Quote exactly the lines between the line containing "Clone this chart in D3.js." and the line containing "const projPopulation = [18.95, 32.5, 50.0];", counting those two lines as part of the range. Leave the rest out.

Source data
================
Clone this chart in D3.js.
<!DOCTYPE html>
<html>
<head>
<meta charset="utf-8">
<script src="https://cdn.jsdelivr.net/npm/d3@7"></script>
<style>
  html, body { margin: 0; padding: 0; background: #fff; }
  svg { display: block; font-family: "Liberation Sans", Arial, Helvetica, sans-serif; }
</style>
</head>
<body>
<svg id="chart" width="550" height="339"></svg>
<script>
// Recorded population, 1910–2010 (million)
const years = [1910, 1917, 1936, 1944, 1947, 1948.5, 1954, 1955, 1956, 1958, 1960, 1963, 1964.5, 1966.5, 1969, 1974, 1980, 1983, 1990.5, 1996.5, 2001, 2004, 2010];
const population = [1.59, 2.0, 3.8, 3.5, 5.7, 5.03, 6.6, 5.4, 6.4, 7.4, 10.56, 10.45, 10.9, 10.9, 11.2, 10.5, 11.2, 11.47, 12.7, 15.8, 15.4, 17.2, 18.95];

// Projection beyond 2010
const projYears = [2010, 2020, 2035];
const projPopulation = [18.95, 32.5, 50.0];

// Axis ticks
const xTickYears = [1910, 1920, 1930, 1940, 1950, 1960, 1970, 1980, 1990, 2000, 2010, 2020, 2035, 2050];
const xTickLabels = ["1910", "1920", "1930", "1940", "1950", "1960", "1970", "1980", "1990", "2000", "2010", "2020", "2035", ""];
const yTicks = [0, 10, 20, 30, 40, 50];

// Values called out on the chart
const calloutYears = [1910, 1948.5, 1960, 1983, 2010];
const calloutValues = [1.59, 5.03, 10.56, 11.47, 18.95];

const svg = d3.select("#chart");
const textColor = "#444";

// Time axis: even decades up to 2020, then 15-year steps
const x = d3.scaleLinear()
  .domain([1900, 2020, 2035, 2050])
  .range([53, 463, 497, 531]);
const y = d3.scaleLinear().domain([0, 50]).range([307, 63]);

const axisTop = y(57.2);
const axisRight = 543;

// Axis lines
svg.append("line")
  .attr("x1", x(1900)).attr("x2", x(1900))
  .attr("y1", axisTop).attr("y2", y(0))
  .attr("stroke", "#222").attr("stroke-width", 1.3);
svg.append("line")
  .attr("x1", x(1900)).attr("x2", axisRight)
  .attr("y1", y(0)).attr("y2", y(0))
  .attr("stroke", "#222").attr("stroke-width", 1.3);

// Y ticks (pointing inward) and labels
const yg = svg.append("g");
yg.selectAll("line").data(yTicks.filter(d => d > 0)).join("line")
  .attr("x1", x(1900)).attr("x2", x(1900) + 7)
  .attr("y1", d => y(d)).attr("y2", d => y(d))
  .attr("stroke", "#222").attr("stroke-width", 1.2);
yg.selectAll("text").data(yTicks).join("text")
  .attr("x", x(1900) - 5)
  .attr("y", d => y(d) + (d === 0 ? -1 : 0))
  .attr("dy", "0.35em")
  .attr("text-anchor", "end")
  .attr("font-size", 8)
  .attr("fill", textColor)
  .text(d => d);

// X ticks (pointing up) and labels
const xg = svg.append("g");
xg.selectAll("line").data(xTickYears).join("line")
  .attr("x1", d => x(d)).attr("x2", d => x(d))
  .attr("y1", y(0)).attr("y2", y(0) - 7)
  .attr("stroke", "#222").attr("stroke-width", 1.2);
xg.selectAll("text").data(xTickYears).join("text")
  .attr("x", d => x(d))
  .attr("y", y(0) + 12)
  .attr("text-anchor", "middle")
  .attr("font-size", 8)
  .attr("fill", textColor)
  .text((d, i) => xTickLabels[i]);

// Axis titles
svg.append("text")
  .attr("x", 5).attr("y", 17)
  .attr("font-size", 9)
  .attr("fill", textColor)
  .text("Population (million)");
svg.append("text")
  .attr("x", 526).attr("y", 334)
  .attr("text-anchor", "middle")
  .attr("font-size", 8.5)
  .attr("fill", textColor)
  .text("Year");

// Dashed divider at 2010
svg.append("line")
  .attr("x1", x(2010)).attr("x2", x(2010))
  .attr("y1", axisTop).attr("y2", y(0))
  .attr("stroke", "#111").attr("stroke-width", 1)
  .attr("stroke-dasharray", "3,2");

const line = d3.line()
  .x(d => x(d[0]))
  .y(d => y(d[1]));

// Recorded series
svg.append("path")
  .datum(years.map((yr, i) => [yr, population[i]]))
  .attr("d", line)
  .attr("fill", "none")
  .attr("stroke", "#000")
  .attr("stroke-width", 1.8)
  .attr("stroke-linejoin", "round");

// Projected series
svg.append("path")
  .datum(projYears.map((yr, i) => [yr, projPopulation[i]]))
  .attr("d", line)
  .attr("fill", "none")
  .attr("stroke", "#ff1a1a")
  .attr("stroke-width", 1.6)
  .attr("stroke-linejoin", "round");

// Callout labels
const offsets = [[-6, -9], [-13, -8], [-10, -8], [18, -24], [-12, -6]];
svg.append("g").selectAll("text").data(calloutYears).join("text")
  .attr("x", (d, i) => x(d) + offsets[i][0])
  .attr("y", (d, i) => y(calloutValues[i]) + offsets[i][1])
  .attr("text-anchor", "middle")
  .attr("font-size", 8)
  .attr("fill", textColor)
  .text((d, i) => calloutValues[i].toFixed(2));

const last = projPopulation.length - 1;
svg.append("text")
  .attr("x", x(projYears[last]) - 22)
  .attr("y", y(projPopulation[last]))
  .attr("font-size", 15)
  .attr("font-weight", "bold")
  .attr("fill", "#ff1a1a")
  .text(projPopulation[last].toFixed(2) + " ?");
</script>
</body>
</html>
================
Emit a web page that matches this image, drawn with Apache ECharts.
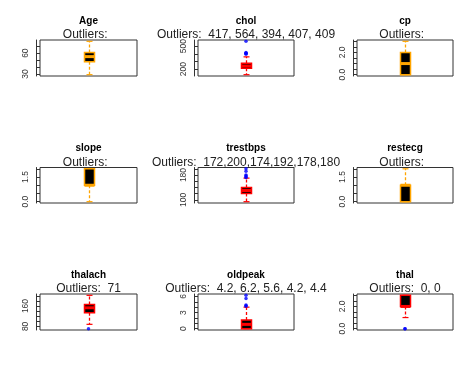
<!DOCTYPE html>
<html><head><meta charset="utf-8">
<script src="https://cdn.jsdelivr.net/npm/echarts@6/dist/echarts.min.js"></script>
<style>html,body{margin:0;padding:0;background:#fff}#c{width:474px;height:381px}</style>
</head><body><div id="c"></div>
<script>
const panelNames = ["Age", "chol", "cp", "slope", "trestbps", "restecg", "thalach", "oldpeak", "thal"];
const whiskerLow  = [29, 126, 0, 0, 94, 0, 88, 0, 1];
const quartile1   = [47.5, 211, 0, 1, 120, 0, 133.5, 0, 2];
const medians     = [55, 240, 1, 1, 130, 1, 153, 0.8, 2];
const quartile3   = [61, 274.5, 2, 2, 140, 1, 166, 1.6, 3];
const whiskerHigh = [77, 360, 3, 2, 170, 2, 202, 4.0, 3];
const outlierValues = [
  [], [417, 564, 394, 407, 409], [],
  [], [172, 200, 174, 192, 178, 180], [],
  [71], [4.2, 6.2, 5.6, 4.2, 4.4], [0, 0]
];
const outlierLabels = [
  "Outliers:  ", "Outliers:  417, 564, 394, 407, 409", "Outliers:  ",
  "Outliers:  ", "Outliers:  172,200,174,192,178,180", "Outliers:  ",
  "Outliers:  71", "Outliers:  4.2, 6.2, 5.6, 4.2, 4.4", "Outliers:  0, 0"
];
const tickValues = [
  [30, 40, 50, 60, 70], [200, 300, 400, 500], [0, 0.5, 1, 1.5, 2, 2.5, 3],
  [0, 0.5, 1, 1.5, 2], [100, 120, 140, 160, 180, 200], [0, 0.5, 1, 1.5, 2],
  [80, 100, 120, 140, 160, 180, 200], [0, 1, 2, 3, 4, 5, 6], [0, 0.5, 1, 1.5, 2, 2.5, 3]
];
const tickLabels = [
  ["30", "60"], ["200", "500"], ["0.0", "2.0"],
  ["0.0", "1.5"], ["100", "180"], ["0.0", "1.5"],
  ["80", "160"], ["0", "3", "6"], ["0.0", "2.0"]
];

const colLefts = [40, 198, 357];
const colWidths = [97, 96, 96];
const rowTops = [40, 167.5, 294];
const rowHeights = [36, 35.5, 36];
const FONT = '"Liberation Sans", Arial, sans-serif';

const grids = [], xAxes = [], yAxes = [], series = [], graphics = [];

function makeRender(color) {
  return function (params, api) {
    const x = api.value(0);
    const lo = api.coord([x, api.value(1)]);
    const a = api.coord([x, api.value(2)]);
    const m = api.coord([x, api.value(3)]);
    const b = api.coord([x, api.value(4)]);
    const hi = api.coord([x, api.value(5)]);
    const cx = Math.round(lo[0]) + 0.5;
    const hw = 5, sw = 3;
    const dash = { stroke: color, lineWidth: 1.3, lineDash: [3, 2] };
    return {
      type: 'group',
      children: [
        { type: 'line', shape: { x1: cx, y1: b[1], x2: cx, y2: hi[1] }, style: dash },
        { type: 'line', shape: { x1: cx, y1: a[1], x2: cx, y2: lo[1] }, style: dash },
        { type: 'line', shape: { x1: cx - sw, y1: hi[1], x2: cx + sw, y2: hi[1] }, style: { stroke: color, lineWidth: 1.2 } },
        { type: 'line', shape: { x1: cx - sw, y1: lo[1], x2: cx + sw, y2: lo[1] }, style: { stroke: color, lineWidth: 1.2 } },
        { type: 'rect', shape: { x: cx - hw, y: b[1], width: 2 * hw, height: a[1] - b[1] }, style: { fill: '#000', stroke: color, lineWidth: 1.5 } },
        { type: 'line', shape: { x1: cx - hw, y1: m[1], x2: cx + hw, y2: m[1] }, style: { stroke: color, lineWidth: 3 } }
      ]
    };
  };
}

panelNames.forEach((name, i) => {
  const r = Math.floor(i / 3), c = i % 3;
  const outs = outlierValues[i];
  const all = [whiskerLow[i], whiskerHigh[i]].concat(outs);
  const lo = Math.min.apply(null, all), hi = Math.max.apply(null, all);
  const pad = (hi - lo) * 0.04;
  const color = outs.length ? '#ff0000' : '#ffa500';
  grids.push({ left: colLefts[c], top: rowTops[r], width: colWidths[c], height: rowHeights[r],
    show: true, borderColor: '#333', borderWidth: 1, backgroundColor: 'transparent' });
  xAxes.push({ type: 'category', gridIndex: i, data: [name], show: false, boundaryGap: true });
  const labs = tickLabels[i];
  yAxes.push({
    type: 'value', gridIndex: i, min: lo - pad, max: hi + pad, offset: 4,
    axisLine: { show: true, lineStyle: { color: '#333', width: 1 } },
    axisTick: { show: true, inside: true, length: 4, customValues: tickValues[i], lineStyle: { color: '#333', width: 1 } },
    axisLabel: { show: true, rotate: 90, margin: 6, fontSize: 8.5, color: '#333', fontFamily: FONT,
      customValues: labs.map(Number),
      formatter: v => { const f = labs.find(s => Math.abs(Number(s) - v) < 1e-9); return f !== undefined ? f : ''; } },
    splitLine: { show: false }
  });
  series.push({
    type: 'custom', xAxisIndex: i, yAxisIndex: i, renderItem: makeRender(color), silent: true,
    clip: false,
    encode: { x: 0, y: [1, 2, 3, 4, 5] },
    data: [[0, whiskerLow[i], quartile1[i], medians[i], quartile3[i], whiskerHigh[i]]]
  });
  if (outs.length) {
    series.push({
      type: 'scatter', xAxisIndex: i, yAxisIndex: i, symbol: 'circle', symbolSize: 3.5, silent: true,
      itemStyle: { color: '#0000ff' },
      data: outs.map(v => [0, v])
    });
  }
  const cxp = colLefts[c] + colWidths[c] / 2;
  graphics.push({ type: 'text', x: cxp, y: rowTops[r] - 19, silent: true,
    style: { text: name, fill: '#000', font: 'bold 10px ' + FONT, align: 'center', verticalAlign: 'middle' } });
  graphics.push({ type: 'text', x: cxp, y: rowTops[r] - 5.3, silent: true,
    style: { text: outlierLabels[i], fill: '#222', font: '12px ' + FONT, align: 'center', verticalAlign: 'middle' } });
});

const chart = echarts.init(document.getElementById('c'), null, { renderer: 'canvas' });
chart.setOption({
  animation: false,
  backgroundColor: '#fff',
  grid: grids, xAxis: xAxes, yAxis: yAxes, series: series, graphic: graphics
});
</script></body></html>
================
The response
Clone this chart in D3.js.
<!DOCTYPE html>
<html>
<head>
<meta charset="utf-8">
<script src="https://cdn.jsdelivr.net/npm/d3@7"></script>
<style>
  html, body { margin: 0; padding: 0; background: #fff; }
  svg { display: block; font-family: "Liberation Sans", Arial, Helvetica, sans-serif; }
</style>
</head>
<body>
<svg id="chart" width="550" height="339"></svg>
<script>
// Recorded population, 1910–2010 (million)
const years = [1910, 1917, 1936, 1944, 1947, 1948.5, 1954, 1955, 1956, 1958, 1960, 1963, 1964.5, 1966.5, 1969, 1974, 1980, 1983, 1990.5, 1996.5, 2001, 2004, 2010];
const population = [1.59, 2.0, 3.8, 3.5, 5.7, 5.03, 6.6, 5.4, 6.4, 7.4, 10.56, 10.45, 10.9, 10.9, 11.2, 10.5, 11.2, 11.47, 12.7, 15.8, 15.4, 17.2, 18.95];

// Projection beyond 2010
const projYears = [2010, 2020, 2035];
const projPopulation = [18.95, 32.5, 50.0];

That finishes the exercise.